To find 'C', we express both 64 and 2 using the same fundamental prime factor, which is 2. The number 64 can be decomposed as $$2 \times 2 \times 2 \times 2 \times 2 \times 2$$, which is $$2^6$$. The number 2 is simply $$2^1$$.

**step12** Rewriting the equation for the third part

Now we can rewrite our equation $$64^C = 2$$ using our decomposed numbers: $$(2^6)^C = 2^1$$. Multiplying the exponents, $$(2^6)^C$$ becomes $$2^{(6 \times C)}$$. Our equation becomes $$2^{(6 \times C)} = 2^1$$.

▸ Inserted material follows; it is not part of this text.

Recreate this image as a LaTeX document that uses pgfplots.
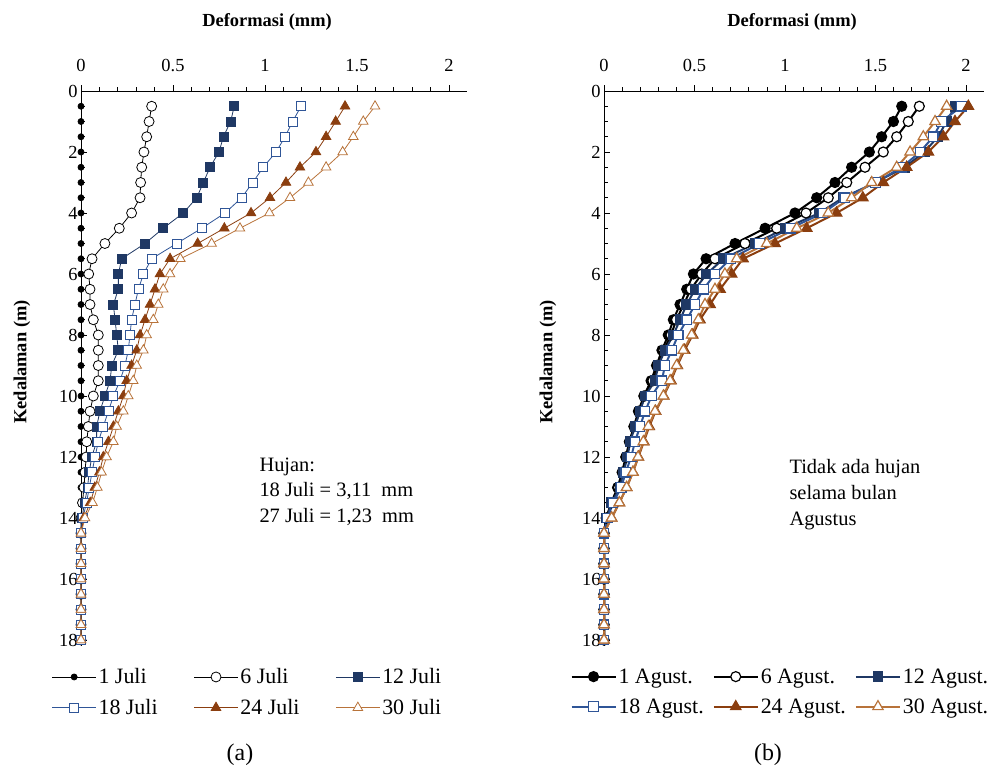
\documentclass[border=0pt]{standalone}
\usepackage{pgfplots}
\pgfplotsset{compat=1.18}
\usepackage{pgfplotstable}
\usepackage{fontspec}
\setmainfont{Liberation Serif}
\definecolor{cNavy}{HTML}{1F3864}
\definecolor{cBlue}{HTML}{2F5597}
\definecolor{cBrown}{HTML}{8B3E0F}
\definecolor{cTan}{HTML}{B8733A}

\pgfplotstableread{
d    j1  j6     j12    j18    j24    j30
0.5  0   0.384  0.833  1.196  1.435  1.598
1.0  0   0.370  0.813  1.150  1.384  1.534
1.5  0   0.357  0.774  1.109  1.332  1.480
2.0  0   0.342  0.750  1.060  1.277  1.422
2.5  0   0.330  0.701  0.991  1.190  1.332
3.0  0   0.324  0.665  0.933  1.114  1.236
3.5  0   0.321  0.629  0.873  1.027  1.136
4.0  0   0.275  0.556  0.783  0.924  1.024
4.5  0   0.208  0.447  0.656  0.779  0.864
5.0  0   0.130  0.348  0.520  0.634  0.710
5.5  0   0.060  0.221  0.384  0.484  0.540
6.0  0   0.042  0.203  0.339  0.429  0.484
6.5  0   0.049  0.203  0.312  0.402  0.447
7.0  0   0.049  0.176  0.293  0.375  0.420
7.5  0   0.067  0.185  0.275  0.348  0.393
8.0  0   0.094  0.194  0.266  0.321  0.357
8.5  0   0.094  0.203  0.257  0.303  0.339
9.0  0   0.094  0.167  0.239  0.275  0.303
9.5  0   0.094  0.158  0.212  0.248  0.284
10.0 0   0.067  0.130  0.176  0.230  0.257
10.5 0   0.049  0.103  0.149  0.203  0.230
11.0 0   0.040  0.085  0.121  0.176  0.194
11.5 0   0.031  0.085  0.094  0.149  0.176
12.0 0   0.028  0.058  0.076  0.121  0.139
12.5 0   0.022  0.045  0.060  0.100  0.112
13.0 0   0.016  0.035  0.045  0.075  0.089
13.5 0   0.008  0.020  0.030  0.050  0.063
14.0 0   0      0.005  0.010  0.015  0.022
14.5 0   0      0      0      0      0
15.0 0   0      0      0      0      0
15.5 0   0      0      0      0      0
16.0 0   0      0      0      0      0
16.5 0   0      0      0      0      0
17.0 0   0      0      0      0      0
17.5 0   0      0      0      0      0
18.0 0   0      0      0      0      0
}\tableJuli

\pgfplotstableread{
d    a1     a6     a12    a18    a24    a30
0.5  1.645  1.742  1.939  1.976  2.013  1.893
1.0  1.599  1.681  1.893  1.865  1.939  1.829
1.5  1.534  1.617  1.845  1.819  1.875  1.764
2.0  1.466  1.543  1.770  1.746  1.792  1.691
2.5  1.368  1.442  1.660  1.645  1.672  1.617
3.0  1.276  1.341  1.500  1.500  1.543  1.479
3.5  1.175  1.239  1.320  1.330  1.430  1.368
4.0  1.055  1.116  1.190  1.210  1.285  1.239
4.5  0.890  0.954  1.000  1.030  1.120  1.065
5.0  0.724  0.779  0.834  0.860  0.945  0.899
5.5  0.564  0.613  0.660  0.700  0.768  0.733
6.0  0.494  0.540  0.567  0.613  0.705  0.668
6.5  0.457  0.480  0.503  0.549  0.641  0.613
7.0  0.420  0.440  0.457  0.503  0.586  0.558
7.5  0.383  0.400  0.420  0.457  0.530  0.521
8.0  0.355  0.370  0.383  0.410  0.490  0.484
8.5  0.320  0.330  0.337  0.374  0.445  0.438
9.0  0.290  0.300  0.300  0.337  0.405  0.401
9.5  0.260  0.270  0.282  0.319  0.370  0.365
10.0 0.220  0.225  0.227  0.263  0.330  0.328
10.5 0.190  0.195  0.199  0.227  0.285  0.282
11.0 0.165  0.168  0.171  0.199  0.250  0.245
11.5 0.140  0.142  0.144  0.171  0.220  0.217
12.0 0.120  0.125  0.130  0.150  0.190  0.188
12.5 0.100  0.103  0.107  0.120  0.160  0.160
13.0 0.075  0.080  0.088  0.095  0.125  0.125
13.5 0.040  0.042  0.042  0.050  0.085  0.085
14.0 0.012  0.014  0.015  0.020  0.042  0.042
14.5 0      0      0      0      0      0
15.0 0      0      0      0      0      0
15.5 0      0      0      0      0      0
16.0 0      0      0      0      0      0
16.5 0      0      0      0      0      0
17.0 0      0      0      0      0      0
17.5 0      0      0      0      0      0
18.0 0      0      0      0      0      0
}\tableAgust

\pgfplotsset{
  myaxis/.style={
    y=30.5bp, y dir=reverse,
    xmin=0, xmax=2.1, ymin=0, ymax=18.2,
    axis x line=top, axis y line=left,
    axis line style={-, line width=0.8pt},
    xtick={0,0.5,1,1.5,2}, xticklabels={0,0.5,1,1.5,2},
    ytick={0,2,...,18},
    minor x tick num=4, minor y tick num=3,
    xtick align=outside, ytick align=inside,
    major tick length=6bp, minor tick length=4bp,
    tick style={black, line width=0.8pt},
    tick label style={font=\fontsize{18.5}{20}\selectfont},
    /pgf/number format/assume math mode=true,
    clip=false,
    anchor=north west,
    legend columns=3,
    legend cell align=left,
    legend image code/.code={\draw[mark repeat=2,mark phase=2,##1] plot coordinates {(0bp,0bp) (22bp,0bp) (44bp,0bp)};},
  }
}

\begin{document}
\begin{tikzpicture}
\path[use as bounding box] (0bp,0bp) rectangle (999bp,-773bp);

% ---------------- (a) ----------------
\begin{axis}[myaxis, at={(81bp,-91bp)}, x=184bp,
  xticklabel style={yshift=10bp},
  legend style={at={(axis description cs:0.431,-0.033)}, anchor=north,
    draw=none, fill=none, font=\fontsize{22}{24}\selectfont,
    /tikz/every even column/.append style={column sep=34bp}, row sep=10bp}]
\addplot[black, line width=0.8pt, mark=*, mark size=3bp] table[x=j1, y=d] {\tableJuli};
\addlegendentry{1 Juli}
\addplot[black, line width=0.8pt, mark=*, mark size=5bp, mark options={fill=white}] table[x=j6, y=d] {\tableJuli};
\addlegendentry{6 Juli}
\addplot[cNavy, line width=0.8pt, mark=square*, mark size=4.5bp] table[x=j12, y=d] {\tableJuli};
\addlegendentry{12 Juli}
\addplot[cBlue, line width=0.8pt, mark=square*, mark size=4.5bp, mark options={fill=white}] table[x=j18, y=d] {\tableJuli};
\addlegendentry{18 Juli}
\addplot[cBrown, line width=0.8pt, mark=triangle*, mark size=5.5bp] table[x=j24, y=d] {\tableJuli};
\addlegendentry{24 Juli}
\addplot[cTan, line width=0.8pt, mark=triangle*, mark size=5.5bp, mark options={fill=white}] table[x=j30, y=d] {\tableJuli};
\addlegendentry{30 Juli}
\end{axis}

% ---------------- (b) ----------------
\begin{axis}[myaxis, at={(604bp,-91bp)}, x=181bp,
  xticklabel style={yshift=10bp},
  legend style={at={(axis description cs:0.464,-0.033)}, anchor=north,
    draw=none, fill=none, font=\fontsize{22}{24}\selectfont,
    /tikz/every even column/.append style={column sep=7bp}, row sep=10bp}]
\addplot[black, line width=2pt, mark=*, mark size=5bp, mark options={line width=1.2pt}] table[x=a1, y=d] {\tableAgust};
\addlegendentry{1 Agust.}
\addplot[black, line width=2pt, mark=*, mark size=5bp, mark options={fill=white, line width=1.2pt}] table[x=a6, y=d] {\tableAgust};
\addlegendentry{6 Agust.}
\addplot[cNavy, line width=2pt, mark=square*, mark size=4.8bp, mark options={line width=1.2pt}] table[x=a12, y=d] {\tableAgust};
\addlegendentry{12 Agust.}
\addplot[cBlue, line width=2pt, mark=square*, mark size=4.8bp, mark options={fill=white, line width=1.2pt}] table[x=a18, y=d] {\tableAgust};
\addlegendentry{18 Agust.}
\addplot[cBrown, line width=2pt, mark=triangle*, mark size=6bp, mark options={line width=1.2pt}] table[x=a24, y=d] {\tableAgust};
\addlegendentry{24 Agust.}
\addplot[cTan, line width=2pt, mark=triangle*, mark size=6bp, mark options={fill=white, line width=1.2pt}] table[x=a30, y=d] {\tableAgust};
\addlegendentry{30 Agust.}
\end{axis}

% axis titles and notes
\node[font=\fontsize{18.5}{20}\selectfont\bfseries] at (267bp,-22bp) {Deformasi (mm)};
\node[font=\fontsize{18.5}{20}\selectfont\bfseries] at (792bp,-22bp) {Deformasi (mm)};
\node[font=\fontsize{18.5}{20}\selectfont\bfseries, rotate=90] at (22bp,-362bp) {Kedalaman (m)};
\node[font=\fontsize{18.5}{20}\selectfont\bfseries, rotate=90] at (548bp,-362bp) {Kedalaman (m)};
\node[font=\fontsize{20.5}{26}\selectfont, align=left, anchor=north west] at (256bp,-454bp) {Hujan:\\18 Juli = 3,11\ \ mm\\27 Juli = 1,23\ \ mm};
\node[font=\fontsize{20.5}{26}\selectfont, align=left, anchor=north west] at (786bp,-456bp) {Tidak ada hujan\\selama bulan\\Agustus};
\node[font=\fontsize{24}{26}\selectfont] at (240bp,-755bp) {(a)};
\node[font=\fontsize{24}{26}\selectfont] at (768bp,-755bp) {(b)};
\end{tikzpicture}
\end{document}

**step13** Finding the value of 'C' for the third part

For $$2^{(6 \times C)}$$ to be equal to $$2^1$$, the powers must be the same. This means $$6 \times C = 1$$. To find 'C', we perform a simple division: $$C = 1 \div 6$$, which is $$\frac{1}{6}$$. So, $$\log_{64} 2 = \frac{1}{6}$$.

**step14** Multiplying the results

Now we need to multiply the values we found for each part: A, B, and C.
The expression is $$\log_{4} 32 \times \log_{16} 4 \times \log_{64} 2$$.
This means we need to calculate $$\frac{5}{2} \times \frac{1}{2} \times \frac{1}{6}$$.

**step15** Performing the multiplication of fractions

To multiply fractions, we multiply all the numerators together to get the new numerator, and all the denominators together to get the new denominator.
Numerator: $$5 \times 1 \times 1 = 5$$.
Denominator: $$2 \times 2 \times 6 = 4 \times 6 = 24$$.
So, the final simplified value of the expression is $$\frac{5}{24}$$.